Bélgica se dirige a la prohibición total de los velos que cubren la cara en el ámbito público. La policía italiana multaba hace poco a una mujer por llevar un burka. En Francia, es probable que una ley que prohíbe la ropa «diseñada para esconder la cara» se implante en julio. «El burka no es una señal de religión», afirma el Presidente francés Nicolas Sarkozy, «es un signo de sometimiento. No será bien recibido en el territorio de la República de Francia».

Los desencuentros en torno al burka entre las mujeres islámicas con frecuencia son sonados. Esto es de esperar porque la vestimenta religiosa significa cosas diferentes en contextos distintos. Puede ser una «etiqueta corporal» impuesta a las mujeres poco receptivas a base de amenazar a los parientes y con la policía religiosa. Puede ser, según uno de sus críticos, «un triste proceso de autoaislamiento y exilio autoimpuesto». Pero también puede ser una forma de que las mujeres de contextos tradicionales preserven sus esperanzas matrimoniales y el honor de la familia en entornos mixtos. Muchas mujeres que llevan el burka son plenamente conscientes de la elección que toman.

La motivación de los líderes políticos dentro de esta polémica es menos favorable. Los hay que hablan engañosa (y absurdamente) de una motivación de seguridad para prohibir la vestimenta islámica. ¿Quién sabe lo que esconden debajo? Pero según este rasero, la guerra contra el terror justificaría la prohibición del bikini. La verdadera finalidad de la prohibición del burka es la de hacer valer la identidad cultural europea -secular, progresista e individualista- a expensas de una minoría religiosa tradicional y visible. Una nación como Francia, orgullosamente relativista en la mayoría de cuestiones, está convencida de su superioridad cultural en lo que respecta a la libertad sexual. Un país de playas topless está considerando la prohibición del pudor excesivo. La capital del mundo de la moda, en donde las mujeres enseñan demasiado y con frecuencia van convertidas en objetos, imparte doctrina a otras acerca de la dignidad de la mujer.

En calidad de opinión del profano, desde luego creo que el burka es opresor.
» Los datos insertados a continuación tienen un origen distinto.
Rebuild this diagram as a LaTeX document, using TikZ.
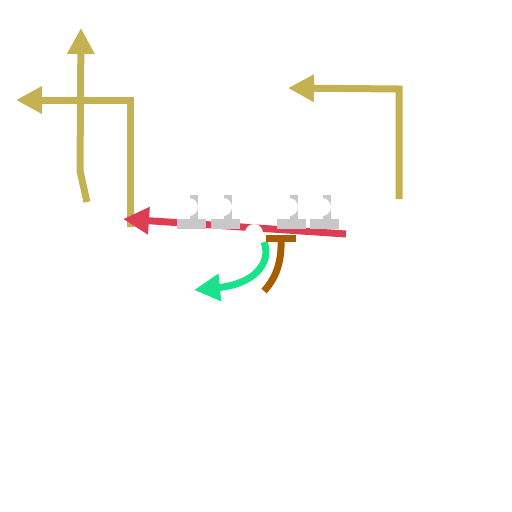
\documentclass[tikz,border=0pt]{standalone}
\usepackage{xcolor}
\usepackage{tikz}
\usetikzlibrary{arrows.meta}
\usetikzlibrary{calc}

\definecolor{routegold}{RGB}{196,177,82}
\definecolor{blockred}{RGB}{220,61,84}
\definecolor{runGreen}{RGB}{26,226,139}
\definecolor{leadbrown}{RGB}{166,94,0}
\definecolor{lineGray}{RGB}{200,200,200}

\begin{document}
\begin{tikzpicture}[x=1pt,y=-1pt,>={Triangle[length=26pt,width=26pt]},line width=7pt,line join=miter]
						\tikzstyle{route}=[draw=routegold]
						\tikzstyle{lineman}=[fill=lineGray]
						\useasboundingbox (0,0) rectangle (512,512);

						% receivers
						\coordinate (WRa) at (87,202);
						\coordinate (WRb) at (80,171);
						\coordinate (WRc) at (81,28);
						\coordinate (SLa) at (130,227);
						\coordinate (SLb) at (130,100);
						\coordinate (SLc) at (16,100);
						\coordinate (TEa) at (399,199);
						\coordinate (TEb) at (399,89);
						\coordinate (TEc) at (288,88);

						% line and backfield
						\coordinate (QBa) at (346,234);
						\coordinate (QBb) at (123,219);
						\coordinate (ball) at (254,233);
						\coordinate (RBa) at (264,242);
						\coordinate (RBb) at (194,290);
						\coordinate (FBl) at (266,238);
						\coordinate (FBr) at (296,238);
						\coordinate (FBa) at (281,238);
						\coordinate (FBb) at (264,291);

						\draw[route,->] (WRa) -- (WRb) -- (WRc);
						\draw[route,->] (SLa) -- (SLb) -- (SLc);
						\draw[route,->] (TEa) -- (TEb) -- (TEc);

						\draw[blockred,->] (QBa) -- (QBb);

						\foreach \x/\n in {194/L1, 228/L2, 294/L3, 327/L4} {
							\fill[lineman] (\x-4,195) rectangle (\x+4,222);
							\fill[lineman] (\x-17,219) rectangle (\x+12,229);
							\fill[white] (\x-5,207) circle (9);
						}

						\fill[white] (ball) circle (9);

						\draw[runGreen,->] (RBa) .. controls (272,262) and (255,284) .. (RBb);
						\draw[leadbrown] (FBl) -- (FBr);
						\draw[leadbrown] (FBa) .. controls (282,262) and (276,278) .. (FBb);
				\end{tikzpicture}
\end{document}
Parece diseñado para restringir los movimientos, haciendo que las mujeres sean torpes, dependientes y anónimas y que estén indefensas. La gran mayoría de las mujeres musulmanas no llevan una vestimenta integral porque el Corán sólo prescribe la modestia, no una cárcel de sastre.

Pero la cuestión en Europa no es el rechazo social; es la penalización. En cuestiones de libertad religiosa, no hay reglamentos fáciles o rígidos. Los gobiernos aplican la prueba de la balanza. Una tradición que queme a las viudas o que mutile físicamente a las jóvenes justificaría el enfoque de Napier. Algunos derechos son tan fundamentales que deben ser defendidos en toda instancia. Pero si una mayoría democrática puede imponer su voluntad a una minoría religiosa por cualquier motivo, entonces la libertad religiosa no tiene ningún significado. El estado tiene que tener justificaciones públicas y firmes para imponer el respeto, en especial en una cuestión como la ropa que lleva la ciudadanía.

En Francia -donde sólo algunos miles de mujeres entre 5 millones de musulmanes llevan el burka- una prohibición legislativa es simplemente una expresión simbólica de desprecio hacia una minoría impopular. No logrará nada aparte de despertar resentimiento.